656 REMOVAL One Year Requirement is Procedural (2014)

The Court of Appeals for the Ninth Circuit found that the district court improperly remanded on the grounds that the defendants waited too long to have a suit removed to federal court. In Smith v. Mylan, Inc., ____ F3d _____ (9th Cir. 2014) 2014 WL 3805443 plaintiffs filed a wrongful death action in state court suing a number of defendants. The matter could not be removed because the parties were not completely diverse. More than one year after filing the case, the state court dismissed the last remaining non-diverse defendant and two weeks later the remaining defendants removed the matter to federal court, invoking diversity jurisdiction. The plaintiffs did not file a motion to remand or otherwise object to removal and the parties filed a joint report pursuant to Rule 26(f). A few weeks later the district sua sponte remanded the case finding that it was improperly removed more than one year after it commenced in state court.

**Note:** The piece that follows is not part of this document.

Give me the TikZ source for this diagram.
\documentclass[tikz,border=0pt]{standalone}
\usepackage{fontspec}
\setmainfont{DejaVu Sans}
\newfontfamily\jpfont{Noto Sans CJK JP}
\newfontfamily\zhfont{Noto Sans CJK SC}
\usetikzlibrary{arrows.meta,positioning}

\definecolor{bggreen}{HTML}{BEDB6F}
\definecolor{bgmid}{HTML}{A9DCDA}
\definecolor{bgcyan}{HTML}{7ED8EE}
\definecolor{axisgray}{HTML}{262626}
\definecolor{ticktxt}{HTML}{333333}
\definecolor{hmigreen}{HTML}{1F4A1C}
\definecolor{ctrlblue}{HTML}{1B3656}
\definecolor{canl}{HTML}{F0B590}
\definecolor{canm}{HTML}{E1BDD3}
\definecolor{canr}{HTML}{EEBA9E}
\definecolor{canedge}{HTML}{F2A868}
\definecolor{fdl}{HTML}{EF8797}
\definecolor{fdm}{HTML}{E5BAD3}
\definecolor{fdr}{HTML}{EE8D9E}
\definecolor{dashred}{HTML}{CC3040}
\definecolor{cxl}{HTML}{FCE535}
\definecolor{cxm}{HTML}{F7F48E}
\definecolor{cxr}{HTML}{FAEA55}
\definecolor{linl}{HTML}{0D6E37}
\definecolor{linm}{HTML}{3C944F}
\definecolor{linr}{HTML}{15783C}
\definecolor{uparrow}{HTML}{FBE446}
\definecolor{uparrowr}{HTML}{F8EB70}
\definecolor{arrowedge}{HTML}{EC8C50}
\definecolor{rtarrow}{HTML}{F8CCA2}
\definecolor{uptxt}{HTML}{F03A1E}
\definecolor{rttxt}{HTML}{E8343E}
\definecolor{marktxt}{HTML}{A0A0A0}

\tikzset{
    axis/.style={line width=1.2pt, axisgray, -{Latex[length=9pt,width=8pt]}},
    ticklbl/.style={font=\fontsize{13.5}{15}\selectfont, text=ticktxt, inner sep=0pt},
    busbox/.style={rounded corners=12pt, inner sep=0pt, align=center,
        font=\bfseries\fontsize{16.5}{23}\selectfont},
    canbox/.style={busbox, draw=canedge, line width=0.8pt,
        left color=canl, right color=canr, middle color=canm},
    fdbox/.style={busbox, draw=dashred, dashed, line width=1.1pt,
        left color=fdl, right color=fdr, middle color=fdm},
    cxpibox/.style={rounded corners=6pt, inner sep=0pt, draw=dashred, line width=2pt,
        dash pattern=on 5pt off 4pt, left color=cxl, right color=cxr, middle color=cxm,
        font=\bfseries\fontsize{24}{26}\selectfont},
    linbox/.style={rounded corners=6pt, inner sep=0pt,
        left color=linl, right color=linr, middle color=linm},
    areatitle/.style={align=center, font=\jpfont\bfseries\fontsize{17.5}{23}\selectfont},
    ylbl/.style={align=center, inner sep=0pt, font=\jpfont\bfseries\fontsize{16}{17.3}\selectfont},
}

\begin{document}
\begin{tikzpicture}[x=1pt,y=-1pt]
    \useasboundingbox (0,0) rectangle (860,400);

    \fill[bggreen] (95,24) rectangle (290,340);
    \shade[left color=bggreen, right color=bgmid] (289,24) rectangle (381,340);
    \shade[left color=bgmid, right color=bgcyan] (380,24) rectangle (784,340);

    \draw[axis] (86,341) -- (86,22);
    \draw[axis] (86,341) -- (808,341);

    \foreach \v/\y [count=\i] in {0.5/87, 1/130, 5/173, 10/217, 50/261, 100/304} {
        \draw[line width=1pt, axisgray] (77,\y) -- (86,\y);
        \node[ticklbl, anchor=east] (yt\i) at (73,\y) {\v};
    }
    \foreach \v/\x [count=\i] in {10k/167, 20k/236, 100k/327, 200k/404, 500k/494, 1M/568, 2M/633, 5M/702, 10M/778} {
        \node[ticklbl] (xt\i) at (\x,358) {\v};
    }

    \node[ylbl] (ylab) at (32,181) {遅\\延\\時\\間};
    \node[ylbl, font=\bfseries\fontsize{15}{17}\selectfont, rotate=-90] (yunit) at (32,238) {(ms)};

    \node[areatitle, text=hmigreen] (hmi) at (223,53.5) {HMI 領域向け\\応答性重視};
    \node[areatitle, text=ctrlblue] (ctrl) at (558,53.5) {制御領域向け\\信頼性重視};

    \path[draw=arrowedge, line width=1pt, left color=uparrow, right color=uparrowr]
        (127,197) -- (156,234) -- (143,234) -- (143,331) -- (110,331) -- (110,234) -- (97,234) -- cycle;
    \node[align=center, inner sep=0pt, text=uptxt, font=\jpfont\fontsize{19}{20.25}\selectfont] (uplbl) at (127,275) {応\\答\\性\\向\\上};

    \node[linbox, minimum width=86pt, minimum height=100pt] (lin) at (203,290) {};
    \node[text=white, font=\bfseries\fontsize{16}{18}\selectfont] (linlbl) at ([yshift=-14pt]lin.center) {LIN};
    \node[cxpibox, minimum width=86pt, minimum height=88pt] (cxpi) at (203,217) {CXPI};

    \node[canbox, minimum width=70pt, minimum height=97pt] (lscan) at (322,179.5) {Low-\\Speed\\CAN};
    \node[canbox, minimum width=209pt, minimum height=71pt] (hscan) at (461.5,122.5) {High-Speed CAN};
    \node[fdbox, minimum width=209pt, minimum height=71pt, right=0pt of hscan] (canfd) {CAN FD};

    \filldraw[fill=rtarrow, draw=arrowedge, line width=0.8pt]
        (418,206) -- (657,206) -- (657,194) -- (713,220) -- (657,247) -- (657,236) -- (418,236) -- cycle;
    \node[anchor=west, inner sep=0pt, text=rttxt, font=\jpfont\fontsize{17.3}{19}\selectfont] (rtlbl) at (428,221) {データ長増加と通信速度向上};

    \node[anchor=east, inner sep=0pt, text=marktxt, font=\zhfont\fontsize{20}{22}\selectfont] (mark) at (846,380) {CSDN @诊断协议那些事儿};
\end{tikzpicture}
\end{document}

The Court of Appeals first held that the one year time limitation for removal of diversity cases is a procedural requirement rather than jurisdictional. The Appellate Court pointed out that the trial court may remand for defects other than a lack of subject matter jurisdiction only upon a timely motion to remand. The court held that because procedural defects are waivable, a district court lacks authority to remand based on the defendants’ violation of 1446(b)’s one-year time limitation absent a timely filed motion to remand. The Appellate Court noted that plaintiffs raised no objection to removal and joined defendants in filing a Rule 26 report and therefore implicitly waived any procedural defect in removal. Since the district court acted in excess of its statutory authority remand order was vacated.